Conduct of the Auction
Barros challenged the auction's good faith and commercial reasonableness, arguing that the sale was not conducted appropriately. However, the court found that Barros had failed to object to the auction procedures when they were initially approved, which precluded him from raising these issues on appeal. The court noted that all procedures followed by the special master complied with the court's order, and there was no evidence of misconduct or fraud during the auction process. Barros's claims regarding the inadequate sale price and alleged deficiencies, such as the auction location and timing of document availability, were viewed as insufficient to demonstrate a lack of good faith. The court emphasized that mere disappointment with the sale price did not inherently indicate negligence or bad faith on the part of the plaintiffs or the special master. Thus, the court concluded that the auction was executed within the parameters set forth by the court, affirming that it was conducted in good faith and in a commercially reasonable manner.

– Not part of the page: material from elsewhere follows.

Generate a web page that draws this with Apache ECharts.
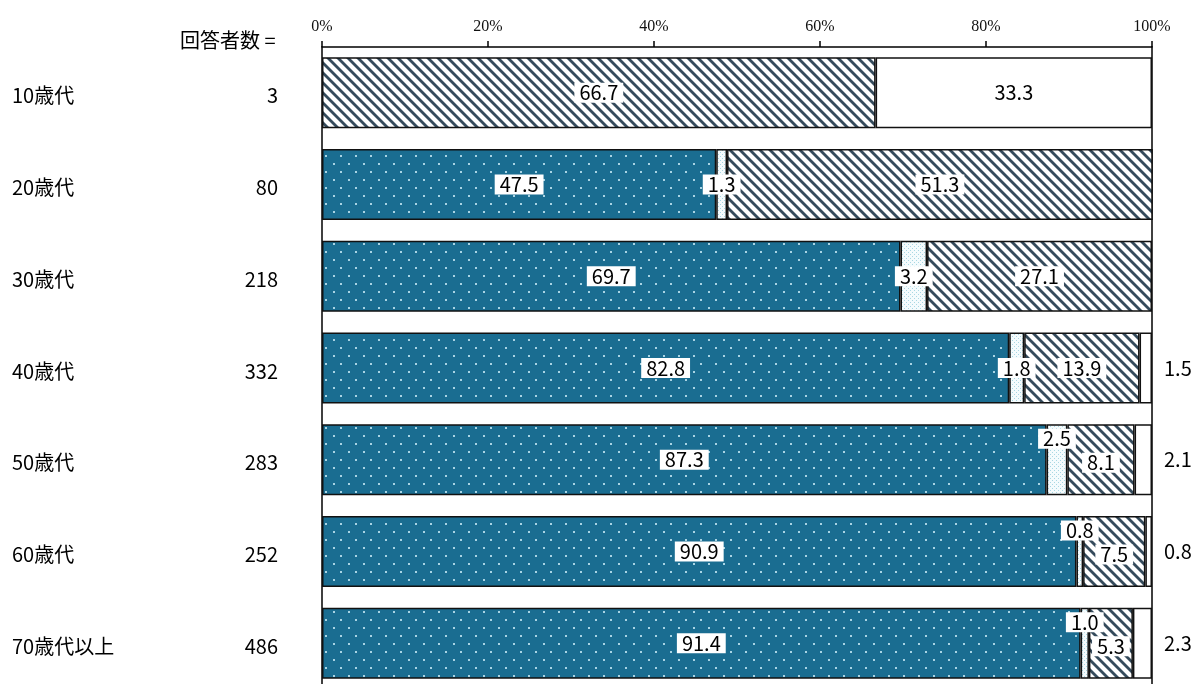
<!DOCTYPE html>
<html>
<head>
<meta charset="utf-8">
<script src="https://cdn.jsdelivr.net/npm/echarts@6/dist/echarts.min.js"></script>
<style>
html,body{margin:0;padding:0;background:#fff;}
#chart{width:1193px;height:684px;}
</style>
</head>
<body>
<div id="chart"></div>
<script>
// ---- data ----
const categories = ['10歳代', '20歳代', '30歳代', '40歳代', '50歳代', '60歳代', '70歳代以上'];
const counts = [3, 80, 218, 332, 283, 252, 486];
const seriesTeal = [null, 47.5, 69.7, 82.8, 87.3, 90.9, 91.4];
const seriesLight = [null, 1.3, 3.2, 1.8, 2.5, 0.8, 1.0];
const seriesHatched = [66.7, 51.3, 27.1, 13.9, 8.1, 7.5, 5.3];
const seriesWhite = [33.3, null, null, 1.5, 2.1, 0.8, 2.3];
const xTicks = [0, 20, 40, 60, 80, 100];
const headerText = '回答者数 =';

// ---- patterns ----
function makeCanvas(w, h) {
  const c = document.createElement('canvas');
  c.width = w; c.height = h;
  return c;
}
function tealPattern() {
  const c = makeCanvas(15, 16);
  const g = c.getContext('2d');
  g.fillStyle = '#1a6d91';
  g.fillRect(0, 0, 15, 16);
  g.fillStyle = '#a9d4e4';
  g.fillRect(3, 3, 2, 2);
  g.fillRect(10, 11, 2, 2);
  return c;
}
function lightPattern() {
  const c = makeCanvas(4, 4);
  const g = c.getContext('2d');
  g.fillStyle = '#f4fbfd';
  g.fillRect(0, 0, 4, 4);
  g.fillStyle = '#a8d7e3';
  g.fillRect(0, 0, 1, 1);
  g.fillRect(2, 2, 1, 1);
  return c;
}
function hatchPattern() {
  const s = 20;
  const c = makeCanvas(s, s);
  const g = c.getContext('2d');
  g.fillStyle = '#ffffff';
  g.fillRect(0, 0, s, s);
  g.strokeStyle = '#354b5c';
  g.lineWidth = 2.8;
  for (let k = -3; k <= 3; k++) {
    g.beginPath();
    g.moveTo(k * 10 - 5, -5);
    g.lineTo(k * 10 + s + 5, s + 5);
    g.stroke();
  }
  return c;
}

const labelFont = '"Noto Sans CJK JP", "Noto Sans", sans-serif';
const baseLabel = {
  show: true,
  position: 'inside',
  color: '#000',
  fontFamily: labelFont,
  fontSize: 20,
  lineHeight: 20,
  backgroundColor: '#fff',
  padding: [0, 5],
  formatter: p => p.value == null ? '' : Number(p.value).toFixed(1)
};
const border = { borderColor: '#111', borderWidth: 1.5 };

function buildData(arr, labelFn) {
  return arr.map((v, i) => {
    if (v == null) return null;
    const lab = labelFn ? labelFn(v, i) : null;
    return lab ? { value: v, label: lab } : v;
  });
}

const series = [
  {
    name: '系列1', type: 'bar', stack: 'total', barWidth: 71,
    itemStyle: Object.assign({ color: { image: tealPattern(), repeat: 'repeat' } }, border),
    label: baseLabel,
    data: buildData(seriesTeal)
  },
  {
    name: '系列2', type: 'bar', stack: 'total', barWidth: 71,
    itemStyle: Object.assign({ color: { image: lightPattern(), repeat: 'repeat' } }, border),
    label: baseLabel,
    data: buildData(seriesLight, (v, i) => seriesHatched[i] < 10 ? { offset: [0, -21] } : null)
  },
  {
    name: '系列3', type: 'bar', stack: 'total', barWidth: 71,
    itemStyle: Object.assign({ color: { image: hatchPattern(), repeat: 'repeat' } }, border),
    label: baseLabel,
    data: buildData(seriesHatched, (v, i) => v < 10 ? { offset: [0, 3] } : null)
  },
  {
    name: '系列4', type: 'bar', stack: 'total', barWidth: 71,
    itemStyle: Object.assign({ color: '#ffffff' }, border),
    label: baseLabel,
    data: buildData(seriesWhite, (v, i) => v < 5 ? { position: 'right', distance: 12, backgroundColor: 'transparent', padding: 0 } : null)
  }
];

const chart = echarts.init(document.getElementById('chart'), null, { renderer: 'canvas' });
chart.setOption({
  backgroundColor: '#fff',
  animation: false,
  grid: { left: 322, width: 830, top: 47, height: 642, containLabel: false, outerBoundsMode: 'none' },
  xAxis: {
    type: 'value', position: 'top', min: xTicks[0], max: xTicks[xTicks.length - 1],
    interval: xTicks[1] - xTicks[0],
    axisLine: { show: true, lineStyle: { color: '#000', width: 1.5 } },
    axisTick: { show: true, length: 6, lineStyle: { color: '#000', width: 1.5 } },
    axisLabel: {
      formatter: '{value}%', fontFamily: '"Liberation Serif", "DejaVu Serif", serif',
      fontSize: 16, color: '#111', margin: 12
    },
    splitLine: { show: false }
  },
  yAxis: [
    {
      type: 'category', data: categories, inverse: true,
      axisLine: { show: true, lineStyle: { color: '#000', width: 1.5 } },
      axisTick: { show: false },
      axisLabel: {
        margin: 44,
        padding: [6, 0, 0, 0],
        formatter: (val, idx) => '{a|' + val + '}{b|' + counts[idx] + '}',
        rich: {
          a: { width: 200, align: 'left', fontSize: 20, fontFamily: labelFont, color: '#000' },
          b: { width: 66, align: 'right', fontSize: 20, fontFamily: labelFont, color: '#000' }
        }
      }
    },
    {
      type: 'category', data: categories, inverse: true, position: 'right',
      axisLine: { show: true, lineStyle: { color: '#000', width: 1.5 } },
      axisTick: { show: false },
      axisLabel: { show: false }
    }
  ],
  graphic: [
    {
      type: 'text', left: 180, top: 30,
      style: { text: headerText, font: '20px "Noto Sans CJK JP", sans-serif', fill: '#000' }
    }
  ],
  series: series
});
</script>
</body>
</html>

Entitlement to Attorney's Fees
The court addressed the issue of whether the plaintiffs were entitled to attorney's fees and costs associated with the appeal. The plaintiffs asserted their right to recover these fees under § 7.6 of the Securities Purchase Agreement (SPA), which included provisions for holding the plaintiffs harmless against losses arising from litigation to enforce the agreement. Barros contested this claim, arguing that the plaintiffs could not recover fees based on his assertion of the exclusive applicability of the charging order. However, the court determined that the plaintiffs were indeed entitled to recover attorney's fees and costs, as their request was supported by the terms of the SPA. The court instructed that the plaintiffs could submit a petition for these fees, reinforcing the principle that parties to a contract could recover costs as outlined within the agreement. Consequently, the court affirmed the plaintiffs' right to seek such recovery, allowing them to proceed with their petition while providing Barros with the opportunity to respond.